Measuring the Real Cost of Premium Assets in Bitcoin

In traditional financial systems, luxury assets continuously become more expensive. Due to global inflation, supply chain shifts, and fiat currency devaluation, the retail price of premium vehicles climbs higher every year. However, when we shift our unit of account from inflationary fiat money to hard digital assets, the market dynamic changes completely.

To understand the long-term expansion of Bitcoin purchasing power, we can look at a consistent benchmark in the automotive industry: a brand-new flagship premium sports car.

A decade of structural pricing shifts

Over the last decade, the manufacturer’s suggested retail price (MSRP) of a top-tier premium vehicle in US dollars has increased by roughly 70%. For the average consumer saving in fiat currency, such an asset has become significantly harder to acquire.

Yet, for investors utilizing the Bitcoin standard, the real cost of the vehicle has plummeted by more than 99%. Here is how many Bitcoins were required to purchase a flagship sports car at different market intervals over the last 12 years:

  • 2014: ~343 BTC (Average MSRP equivalent of $182,000)

  • 2016: ~355 BTC (Reflecting a local market correction in BTC price)

  • 2020: ~23 BTC (Post-halving accumulation phase)

  • 2026: Just 3.2 BTC (Current showroom price equivalent)

This dramatic decrease demonstrates that the luxury product itself did not become easier or cheaper to engineer and manufacture. Instead, it highlights how effectively Bitcoin compounds value over multi-year horizons compared to traditional fiat currencies like the US Dollar or the Euro.

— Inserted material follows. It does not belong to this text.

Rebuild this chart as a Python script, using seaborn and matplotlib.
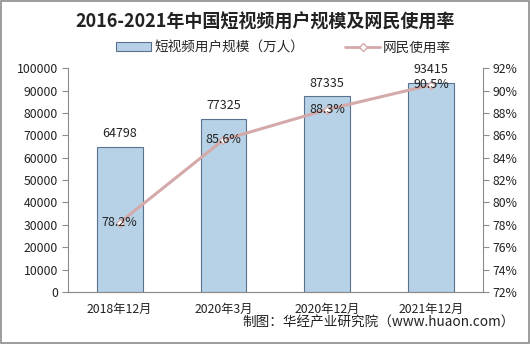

The mechanics of pricing under a deflationary standard

The core reason behind this shift is the fundamental difference in scarcity. Fiat currencies operate under an expanding supply model. Central banks regularly increase the money supply, which dilutes the value of existing capital and drives up the nominal cost of goods, property, and luxury items.

In contrast, Bitcoin operates on a fixed supply of 21 million coins. As global demand, institutional adoption, and infrastructure integration grow, the value of each individual Satoshi increases. This framework expands your long-term purchasing power, allowing a fixed amount of capital to command a much larger share of real-world assets over time.

Comparing hard money and inflationary systems

While traditional financial products and savings accounts struggle to keep pace with real-world inflation, digital assets serve as an alternative framework for capital preservation.

The comparison between a luxury asset and BTC shows a clear macroeconomic reality:

  1. Fiat Systems: Quietly erode the value of accumulated labor and savings over time.

  2. Deflationary Systems: Protect capital from monetary debasement and act as a reliable shield for long-term holders.

For institutional allocators and retail savers alike, understanding how Bitcoin purchasing power interacts with real-world consumer goods is essential for long-term wealth preservation.